NHKのドキュメンタリーは私も時間が合えばよく観ます。やはり内容が濃いですし、ヘタなドラマや映画より、ずっと心に染み入ります。
昨日の東京裁判のパール判事のドキュメンタリーも興味深かったですね。

投稿: ねこでこ | 2007.08.15 20:15

ねこでこさん、いらっしゃいませ。
こうした話題はどうしても重苦しい気持ちになってしまって、トラバもコメントも送る際には一瞬ためらいをかんじてしまいます。
こころよくコメントもくださってありがとうございました。
パール判事のことも、彼らがまったく無罪、というのは無茶だと思いますが、ケンカ両成敗というスタンスで連合軍側にも問題を突きつけてくれた考え方には共感します。
年に一度くらい、戦争と平和のことを考えてもバチは当たりませんよね。

投稿: よろづ屋TOM | 2007.08.15 20:55

私(おそらくTOMさんも)くらいの世代が、最後の「戦争を語ることができる親に育てられた子供」といえるのかもしれませんね。

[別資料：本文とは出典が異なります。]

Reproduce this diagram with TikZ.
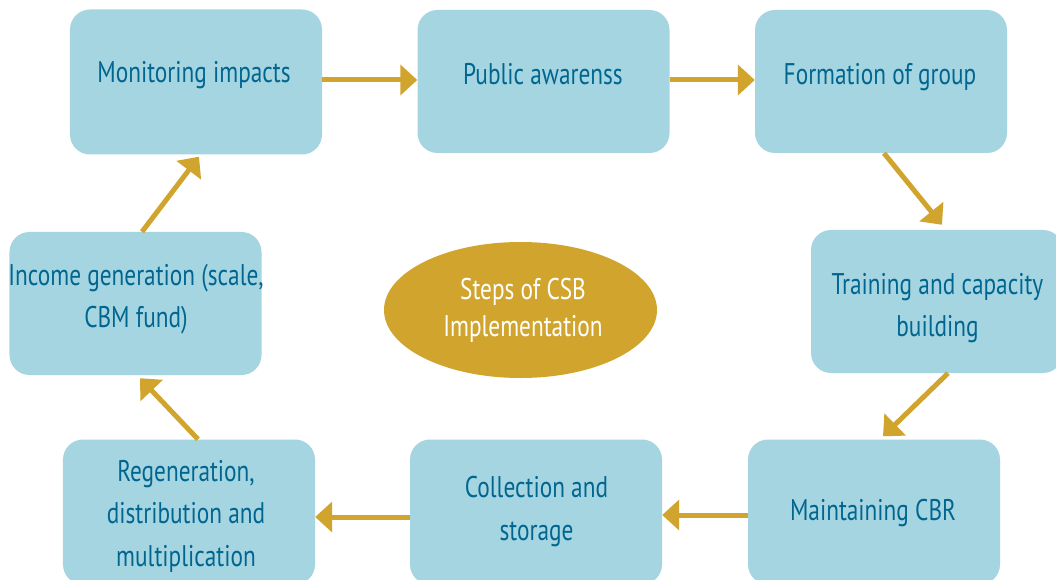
\documentclass[tikz,border=0pt]{standalone}
\usepackage{fontspec}
\setmainfont{PT Sans}[FakeStretch=0.78]
\usetikzlibrary{arrows.meta,shapes.geometric}
\definecolor{boxblue}{HTML}{A6D5E2}
\definecolor{txtblue}{HTML}{00668F}
\definecolor{gold}{HTML}{D1A52D}
\begin{document}
\begin{tikzpicture}[x=1bp,y=-1bp,
  stepbox/.style={fill=boxblue, rounded corners=20bp, inner sep=0pt,
    minimum width=252bp, minimum height=143bp},
  lbl/.style={anchor=north, text=txtblue, align=center, inner sep=0pt,
    font=\fontsize{30}{43}\selectfont},
  flow/.style={draw=gold, line width=5bp, -{Triangle[length=17bp,width=30bp]}},
  hub/.style={ellipse, fill=gold, inner sep=0pt, minimum width=273bp, minimum height=136bp},
  hublbl/.style={anchor=north, text=white, align=center, inner sep=0pt,
    font=\fontsize{30}{37.5}\selectfont}]
\clip (0,0) rectangle (1056,580);
\fill[white] (0,0) rectangle (1056,580);
% boxes
\node[stepbox, minimum height=145bp] (mon) at (196,82) {};
\node[stepbox] (pub) at (543.5,81.5) {};
\node[stepbox] (form) at (881,81.5) {};
\node[stepbox] (train) at (937,301.5) {};
\node[stepbox, minimum height=145bp] (maint) at (874,512) {};
\node[stepbox, minimum height=145bp] (coll) at (536,512) {};
\node[stepbox, minimum height=145bp] (regen) at (189,512) {};
\node[stepbox] (inc) at (135.5,303.5) {};
\node[hub] (hub) at (520.5,310) {};
% texts
\node[lbl] (mont) at (194,52.6) {\strut Monitoring impacts};
\node[lbl] (pubt) at (543,53.9) {\strut Public awarenss};
\node[lbl] (formt) at (880,53.9) {\strut Formation of group};
\node[lbl] (traint) at (937.5,263.9) {\strut Training and capacity\\building};
\node[lbl] (maintt) at (873,490.6) {\strut Maintaining CBR};
\node[lbl] (collt) at (536.5,467.4) {\strut Collection and\\storage};
\node[lbl] (regent) at (186,450.9) {\strut Regeneration,\\distribution and\\multiplication};
\node[lbl] (inct) at (136,254.9) {\strut Income generation (scale,\\CBM fund)};
\node[hublbl] (hubt) at (523,273) {\strut Steps of CSB\\Implementation};
% connectors
\draw[flow] ([yshift=2bp]mon.east) -- ([yshift=1.5bp]pub.west);
\draw[flow] ([yshift=1.5bp]pub.east) -- ([yshift=1.5bp]form.west);
\draw[flow] ([xshift=3bp]form.south) -- ([xshift=5bp,yshift=5bp]train.north);
\draw[flow] ([xshift=11bp]train.south) -- ([xshift=9bp,yshift=3bp]maint.north);
\draw[flow] ([yshift=-3bp]maint.west) -- ([yshift=-3bp]coll.east);
\draw[flow] ([yshift=-5bp]coll.west) -- ([yshift=-5bp]regen.west -| regen.east);
\draw[flow] ([xshift=9bp]regen.north) -- ([xshift=4.5bp,yshift=-3bp]inc.south);
\draw[flow] ([xshift=6.5bp]inc.north) -- ([xshift=3bp,yshift=-2bp]mon.south);
\end{tikzpicture}
\end{document}
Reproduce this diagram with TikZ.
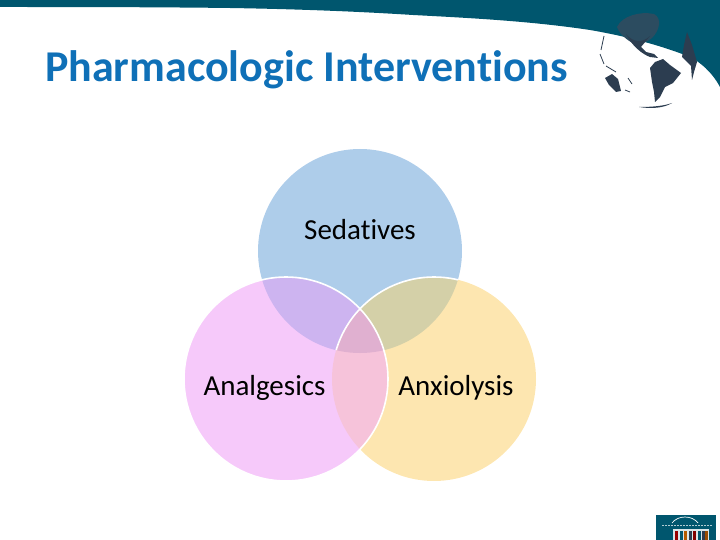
\documentclass[tikz,border=0pt]{standalone}
\usepackage{fontspec}
\setmainfont[RawFeature=-liga]{Carlito}
\usetikzlibrary{positioning}

\definecolor{bandteal}{HTML}{00566E}
\definecolor{titleblue}{HTML}{0F70B7}
\definecolor{landgray}{HTML}{2C3D50}
\definecolor{landveil}{HTML}{2C4C60}
\definecolor{sedblue}{HTML}{AECDEA}
\definecolor{analpink}{HTML}{F6C9FA}
\definecolor{anxyellow}{HTML}{FDE6B0}
\definecolor{sedanal}{HTML}{CDB4F0}
\definecolor{sedanx}{HTML}{D4D0A8}
\definecolor{analanx}{HTML}{F6C3DA}
\definecolor{allthree}{HTML}{E0B0D0}

\begin{document}
\begin{tikzpicture}[x=1pt,y=-1pt,font=\fontsize{29}{34}\selectfont,
  disc/.style={circle,minimum size=204pt,inner sep=0pt,outer sep=0pt},
  lab/.style={text=black,inner sep=0pt,on grid},
  rim/.style={draw=white,line width=1.6pt},
  land/.style={fill=landgray,draw=none}]
\useasboundingbox (0,0) rectangle (720,540);
% header band
\fill[bandteal] (0,0) -- (720,0) -- (720,87) .. controls (712,72) and (700,62) .. (690,57) .. controls (660,45) and (625,36) .. (590,30) .. controls (530,21) and (470,18) .. (413,15) .. controls (350,11) and (290,9) .. (230,8) .. controls (150,7) and (60,7) .. (0,7) -- cycle;
\node[font=\fontsize{44}{50}\selectfont\bfseries,text=titleblue,inner sep=0pt,anchor=base west] (title) at (45,82) {Pharmacologic Interventions};
% globe
\fill[landveil] (617,27) .. controls (622,16) and (640,11) .. (654,14) .. controls (662,18) and (660,30) .. (652,38) .. controls (648,42) and (642,42) .. (640,46) .. controls (632,44) and (620,36) .. (617,27) -- cycle;
\fill[land] (626,34) .. controls (634,44) and (644,42) .. (650,36) -- (641,47) -- (646,52) -- (654,54) -- (658,58) -- (650,57) .. controls (642,54) and (632,46) .. (626,34) -- cycle;
\fill[land] (650,68) -- (655,62) -- (663,59) -- (670,65) -- (681,73) -- (673,83) -- (665,87) -- (660,97) -- (655,102) -- (654,92) -- (652,82) -- cycle;
\fill[land] (687,32) -- (692,45) -- (697,62) -- (694,72) -- (692,80) -- (691,66) -- (688,63) -- (682,57) -- (684,45) -- cycle;
\fill[land] (605,78) -- (612,74) -- (618,79) -- (621,91) -- (616,92) -- (609,85) -- cycle;
\fill[land] (639,107) .. controls (652,107) and (664,106) .. (672,103) .. controls (664,108) and (652,109) .. (639,107) -- cycle;
\draw[landgray,line width=.8pt] (604,36) -- (601,50) (600,54) -- (604,64) (606,66) -- (616,72) (628,78) -- (632,84) (625,90) -- (630,92);
% the three discs
\node[disc,fill=sedblue] (sed) at (360,251) {};
\node[disc,fill=anxyellow,on grid,below right=128pt and 74pt of sed] (anx) {};
\node[disc,fill=analpink,on grid,below left=128pt and 74pt of sed] (anal) {};
% overlaps
\begin{scope}
\clip (sed.center) circle (102);
\fill[sedanal] (anal.center) circle (102);
\fill[sedanx] (anx.center) circle (102);
\end{scope}
\begin{scope}
\clip (anal.center) circle (102);
\fill[analanx] (anx.center) circle (102);
\clip (anx.center) circle (102);
\fill[allthree] (sed.center) circle (102);
\end{scope}
% white rims
\begin{scope}
\clip (sed.center) circle (102);
\draw[rim] (anx.center) circle (102);
\end{scope}
\draw[rim] (anal.center) circle (102);
% labels
\node[lab,above=21pt of sed.center,anchor=center] (sedlab) {Sedatives};
\node[lab,below left=9pt and 21.5pt of anal.center,anchor=center] (anallab) {Analgesics};
\node[lab,below right=9pt and 22pt of anx.center,anchor=center] (anxlab) {Anxiolysis};
% footer logo
\fill[bandteal] (656,515) rectangle (716,540);
\draw[white,line width=.7pt] (672,523) .. controls (678,515) and (692,515) .. (698,523);
\draw[white!70!bandteal,line width=1pt,dash pattern=on 2pt off 1pt] (662,525) -- (712,525);
\fill[white!85!bandteal] (673,529) rectangle (709,540);
\foreach \px/\pc in {675/red!60!black,680/bandteal,684/orange!70!black,689/landgray,693/red!50!black,698/bandteal,702/landgray,705/orange!60!black}
  \fill[\pc] (\px,531) rectangle ++(2.5,9);
\end{tikzpicture}
\end{document}
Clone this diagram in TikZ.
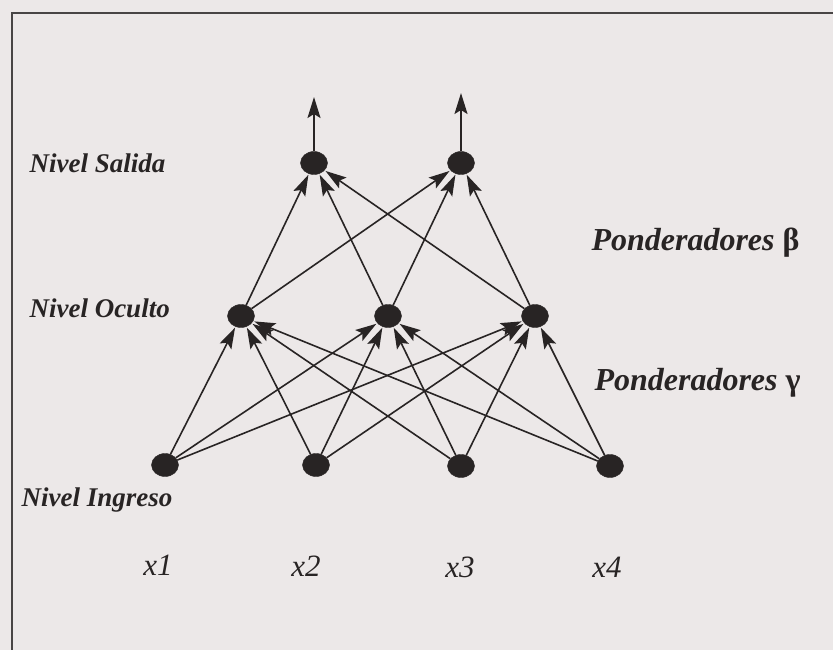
\documentclass[tikz,border=0pt]{standalone}
\usepackage{fontspec}
\setmainfont{Liberation Serif}
\usepackage{xcolor}
\usepackage{tikz}
\usetikzlibrary{arrows.meta, positioning, shapes.geometric}

\definecolor{paper}{RGB}{236,232,232}
\definecolor{ink}{RGB}{40,36,36}

\begin{document}
\begin{tikzpicture}[
  x=1pt, y=-1pt,
  neuron/.style={draw=ink, fill=ink, ellipse, minimum width=27pt, minimum height=23pt, inner sep=0pt},
  lvl/.style={anchor=west, text=ink, font=\fontsize{27}{30}\selectfont\bfseries\itshape},
  wlbl/.style={anchor=west, text=ink, font=\fontsize{32}{35}\selectfont\bfseries\itshape},
  xin/.style={text=ink, font=\fontsize{31}{34}\selectfont\itshape},
  arr/.style={-{Stealth[length=21pt, width=13pt, inset=4pt]}, line width=1.6pt, ink, shorten >=1pt}
]
  % Paper and frame
  \useasboundingbox (0,0) rectangle (833,650);
  \fill[paper] (0,0) rectangle (833,650);
  \draw[ink!85, line width=2pt] (12,650) -- (12,13) -- (833,13);

  % Output level
  \node[neuron] (o1) at (314,163) {};
  \node[neuron] (o2) at (461,163) {};
  \coordinate (y1) at (314,96);
  \coordinate (y2) at (461,92);

  % Hidden level
  \node[neuron] (h1) at (241,316) {};
  \node[neuron] (h2) at (388,316) {};
  \node[neuron] (h3) at (535,316) {};

  % Input level
  \node[neuron] (i1) at (165,465) {};
  \node[neuron] (i2) at (316,465) {};
  \node[neuron] (i3) at (461,466) {};
  \node[neuron] (i4) at (610,466) {};

  % Level labels
  \node[lvl] (ls) at (26,163) {Nivel Salida};
  \node[lvl] (lo) at (26,308) {Nivel Oculto};
  \node[lvl] (li) at (18,500) {Nivel Ingreso};

  % Input names
  \node[xin] (n1) at (158,565) {x1};
  \node[xin] (n2) at (306,566) {x2};
  \node[xin] (n3) at (460,567) {x3};
  \node[xin] (n4) at (607,567) {x4};

  % Weights
  \node[wlbl] (beta)  at (588,243) {Ponderadores \textup{β}};
  \node[wlbl] (gamma) at (591,383) {Ponderadores \textup{γ}};

  % Inputs to hidden
  \draw[arr] (i1) -- (h1);
  \draw[arr] (i1) -- (h2);
  \draw[arr] (i1) -- (h3);
  \draw[arr] (i2) -- (h1);
  \draw[arr] (i2) -- (h2);
  \draw[arr] (i2) -- (h3);
  \draw[arr] (i3) -- (h1);
  \draw[arr] (i3) -- (h2);
  \draw[arr] (i3) -- (h3);
  \draw[arr] (i4) -- (h1);
  \draw[arr] (i4) -- (h2);
  \draw[arr] (i4) -- (h3);

  % Hidden to output
  \draw[arr] (h1) -- (o1);
  \draw[arr] (h1) -- (o2);
  \draw[arr] (h2) -- (o1);
  \draw[arr] (h2) -- (o2);
  \draw[arr] (h3) -- (o1);
  \draw[arr] (h3) -- (o2);

  % Outputs
  \draw[arr] (o1) -- (y1);
  \draw[arr] (o2) -- (y2);
\end{tikzpicture}
\end{document}
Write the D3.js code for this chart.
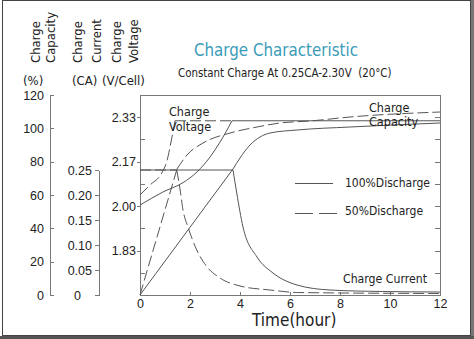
<!DOCTYPE html>
<html lang="en">
<head>
<meta charset="UTF-8">
<title>Charge Characteristic</title>
<style>
	body { margin: 0; background: #fff; }
	svg { display: block; font-family: "DejaVu Sans Condensed", "Liberation Sans", sans-serif; }
	.ax path, .ax line { stroke: #777; shape-rendering: crispEdges; }
	.ax text { fill: #222; font-size: 12.5px; font-family: inherit; }
	.box { fill: none; stroke: #777; shape-rendering: crispEdges; }
	.curve { fill: none; stroke: #555; stroke-width: 1; }
	.dash { stroke-dasharray: 11,4; }
	.lbl { fill: #222; font-size: 12.5px; }
</style>
</head>
<body>
<svg id="chart" width="474" height="339"></svg>
<script src="https://d3js.org/d3.v7.min.js"></script>
<script>
	// tick values
	var timeTicks = [0, 2, 4, 6, 8, 10, 12];
	var capacityTicks = [0, 20, 40, 60, 80, 100, 120];
	var currentTicks = [0, 0.05, 0.10, 0.15, 0.20, 0.25];
	var voltageTicks = [11 / 6, 2, 13 / 6, 7 / 3];      // 1.83 2.00 2.17 2.33
	var voltageMinor = [7 / 4, 23 / 12, 25 / 12, 9 / 4];

	// [hour, value]
	// charge voltage (V/cell)
	var volt100 = [[0, 2.004], [0.92, 2.053], [1.72, 2.088], [2.28, 2.128], [2.8, 2.184], [3.2, 2.24], [3.68, 2.32]];
	var volt100Flat = [[3.68, 2.32], [12, 2.32]];
	var volt50 = [[0, 2.042], [0.4, 2.079], [0.87, 2.124], [1.07, 2.167], [1.27, 2.255], [1.4, 2.32]];
	var volt50Flat = [[1.4, 2.32], [3.68, 2.32]];

	// charge current (CA)
	var cur100Flat = [[0, 0.25], [3.72, 0.25]];
	var cur100 = [[3.72, 0.25], [3.87, 0.204], [4.12, 0.136], [4.68, 0.076], [5.32, 0.044], [6.28, 0.02], [7.6, 0.01], [9.7, 0.007], [12, 0.006]];
	var cur50Flat = [[0, 0.25], [1.47, 0.25]];
	var cur50 = [[1.47, 0.25], [1.6, 0.212], [1.72, 0.17], [1.92, 0.136], [2.27, 0.09], [2.67, 0.057], [3.2, 0.034], [4.0, 0.018], [5.2, 0.01], [6.3, 0.005], [12, 0.003]];

	// charge capacity (%)
	var cap100Rise = [[0, 0], [3.72, 75.6]];
	var cap100 = [[3.72, 75.6], [4.0, 82.2], [4.4, 90], [4.8, 94.8], [5.2, 97.2], [6.28, 99], [8.4, 100.8], [12, 103.2]];
	var cap50Rise = [[0, 0], [1.48, 75.6]];
	var cap50 = [[1.48, 75.6], [1.88, 84], [2.52, 91.2], [3.6, 97.2], [4.68, 100.8], [5.6, 103.2], [6.8, 104.4], [8.4, 106.8], [12, 109.8]];

	(function chart() {
		var svg = d3.select("#chart");

		// frame
		svg.append("rect").attr("x", 0).attr("y", 0).attr("width", 474).attr("height", 339).attr("fill", "#fff");
		svg.append("rect").attr("x", 2.5).attr("y", 0.5).attr("width", 468).attr("height", 335)
			.attr("fill", "none").attr("stroke", "#444");
		svg.append("rect").attr("x", 471).attr("y", 0).attr("width", 3).attr("height", 339).attr("fill", "#777");
		svg.append("rect").attr("x", 0).attr("y", 336).attr("width", 474).attr("height", 3).attr("fill", "#555");

		var pLeft = 140, pRight = 440, pTop = 95, pBottom = 295;

		var x = d3.scaleLinear().domain([0, 12]).range([pLeft, pRight]);
		var yCap = d3.scaleLinear().domain([0, 120]).range([pBottom, pTop]);
		var yCur = d3.scaleLinear().domain([0, 0.25]).range([pBottom, 170]);
		var yVolt = d3.scaleLinear().domain([5 / 3, 29 / 12]).range([pBottom, pTop]);

		// plot box
		svg.append("rect").attr("class", "box")
			.attr("x", pLeft + 0.5).attr("y", pTop + 0.5)
			.attr("width", pRight - pLeft).attr("height", pBottom - pTop);

		// capacity axis
		svg.append("g").attr("class", "ax")
			.attr("transform", "translate(50,0)")
			.call(d3.axisLeft(yCap).tickValues(capacityTicks).tickSizeInner(-4).tickSizeOuter(-4).tickPadding(6));

		// current axis
		var curAxis = svg.append("g").attr("class", "ax")
			.attr("transform", "translate(99,0)")
			.call(d3.axisLeft(yCur).tickValues(currentTicks).tickSizeInner(4).tickSizeOuter(0).tickPadding(3)
				.tickFormat(function(d) { return d === 0 ? "0" : d3.format(".2f")(d); }));
		curAxis.selectAll(".tick text").filter(function(d) { return d === 0; })
			.attr("x", -25).attr("text-anchor", "start");

		// voltage axis on the box edge
		var vAxis = svg.append("g").attr("class", "ax")
			.attr("transform", "translate(" + pLeft + ",0)")
			.call(d3.axisLeft(yVolt).tickValues(voltageTicks).tickSizeInner(3).tickSizeOuter(0).tickPadding(1)
				.tickFormat(d3.format(".2f")));
		vAxis.select(".domain").remove();

		svg.append("g").attr("class", "ax")
			.selectAll("line").data(voltageMinor).enter().append("line")
			.attr("x1", pLeft).attr("x2", pLeft + 5)
			.attr("y1", function(d) { return Math.round(yVolt(d)) + 0.5; })
			.attr("y2", function(d) { return Math.round(yVolt(d)) + 0.5; });

		svg.append("g").attr("class", "ax")
			.selectAll("line").data(voltageTicks.concat(voltageMinor)).enter().append("line")
			.attr("x1", pRight - 5).attr("x2", pRight)
			.attr("y1", function(d) { return Math.round(yVolt(d)) + 0.5; })
			.attr("y2", function(d) { return Math.round(yVolt(d)) + 0.5; });

		// time axis
		var tAxis = svg.append("g").attr("class", "ax")
			.attr("transform", "translate(0," + pBottom + ")")
			.call(d3.axisBottom(x).tickValues(timeTicks).tickSizeInner(-3).tickSizeOuter(0).tickPadding(4));
		tAxis.select(".domain").remove();

		// curves
		var smooth = d3.line()
			.x(function(d) { return x(d[0]); })
			.curve(d3.curveMonotoneX);
		var straight = d3.line()
			.x(function(d) { return x(d[0]); });

		function draw(data, yScale, gen, dashed) {
			svg.append("path")
				.attr("class", dashed ? "curve dash" : "curve")
				.attr("d", gen.y(function(d) { return yScale(d[1]); })(data));
		}

		draw(volt100, yVolt, smooth, false);
		draw(volt100Flat, yVolt, straight, false);
		draw(volt50, yVolt, smooth, true);
		draw(volt50Flat, yVolt, straight, true);

		draw(cur100Flat, yCur, straight, false);
		draw(cur100, yCur, smooth, false);
		draw(cur50Flat, yCur, straight, true);
		draw(cur50, yCur, smooth, true);

		draw(cap100Rise, yCap, straight, false);
		draw(cap100, yCap, smooth, false);
		draw(cap50Rise, yCap, straight, true);
		draw(cap50, yCap, smooth, true);

		// legend
		svg.append("line").attr("class", "curve")
			.attr("x1", 295).attr("x2", 333).attr("y1", 183.5).attr("y2", 183.5);
		svg.append("line").attr("class", "curve").attr("stroke-dasharray", "18,6")
			.attr("x1", 295).attr("x2", 337).attr("y1", 213.5).attr("y2", 213.5);

		function label(txt, px, py, size) {
			return svg.append("text").attr("class", "lbl")
				.attr("x", px).attr("y", py)
				.style("font-size", size + "px")
				.text(txt);
		}

		label("100%Discharge", 345, 187, 12);
		label("50%Discharge", 345, 215, 12);
		label("Charge Current", 343, 283, 12.2);
		label("Charge", 169, 116, 12.5);
		label("Voltage", 169, 131, 12.5);
		label("Charge", 369, 112, 12.5);
		label("Capacity", 369, 126, 12.5);

		// titles
		label("Charge Characteristic", 194, 56, 16.8).style("fill", "#3a9cb8");
		label("Constant Charge At 0.25CA-2.30V  (20\u00b0C)", 178, 77, 11.4).style("white-space", "pre");
		label("Time(hour)", 252, 326, 17);

		// vertical axis headers
		var heads = [["Charge", 40], ["Capacity", 55], ["Charge", 82], ["Current", 101], ["Charge", 121], ["Voltage", 138]];
		svg.selectAll(".head").data(heads).enter().append("text")
			.attr("class", "lbl head")
			.attr("transform", function(d) { return "translate(" + d[1] + ",63) rotate(-90)"; })
			.style("font-size", "13px")
			.text(function(d) { return d[0]; });

		label("(%)", 23, 85, 13);
		label("(CA)", 72, 85, 13);
		label("(V/Cell)", 102, 85, 13);
	})();
</script>
</body>
</html>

私はある程度会話というものが理解できるような年頃になった頃
たぶん小学校の低学年くらいに、父から戦争の話を聞きました。

父は熊本生まれの熊本育ちです。
昭和20年の8月の暑い晴れた日に、明るく晴れた空が何故か蛍光灯が一瞬ぴかりとしたような気がしたというのです。
あれ?なんだったんだろう?と友人と顔を見合わせたものの、そのまま話題にもせず流れていったその日の夕方
新型爆弾が長崎に堕ちたという一報が入ったというのです。
その話を聞いて以来、しばらく晴れた日が怖かったです。
もし、こんなふうに学校の運動場で遊んでいるときに、晴れた空がぴかりとしたらどうしよう・・・
すごく怖かったです。

空襲の話や食料難の話。どれもこれも、リアルでした。
すごく怖い。戦争はイヤ。
でも、戦争の話はもっと聞いておきたいし、知りたいです。
戦争をしてしまったら、もうどちらにも正義も悪も無いと思います。

投稿: ビタミン店長 | 2007.08.17 23:21

店長さん、毎度です。

≫最後の「戦争を語ることができる親に育てられた子供」といえるのかもしれませんね。

そうですねえ、たしかに。父は早くに他界したので彼から話を聞いたことがないのですが、母は灘だったので神戸の空襲で焼き出されたクチです。
伯父のひとりはビルマで戦死、一人は零戦の整備員、叔父は伊号潜水艦の乗組員でしたが、いずれも詳しい話は聞かせて貰えないままです。

実際に戦地へおもむいた人は話すことも厭うのでしょうが、やはり可能な限り伝えていって欲しいと思いますね。お歳を召した方で当時を知っているはずなのに靖国参拝や再軍備化を唱える人ほど、当時はエライさんで後方にいたり、実際の戦争──すなわち殺し合い──を体験していない方が多いようです。

まして今の総理大臣や軍隊のエライさんがそうした事を理解できるはずもなく、自分たちは戦争ゲームの指揮官であって、まさか自分や自分の家族に被害が及ぶとは考えていないことが甘っちょろいし、自分が殺人者になる意味が解らないんですね。
そしてまた、人類は愚行を繰り返してゆくのでしょうねえ…

戦争という言葉をなくして、全部『国家規模交互大量殺人』と呼んだほうが誤解なくていいですね。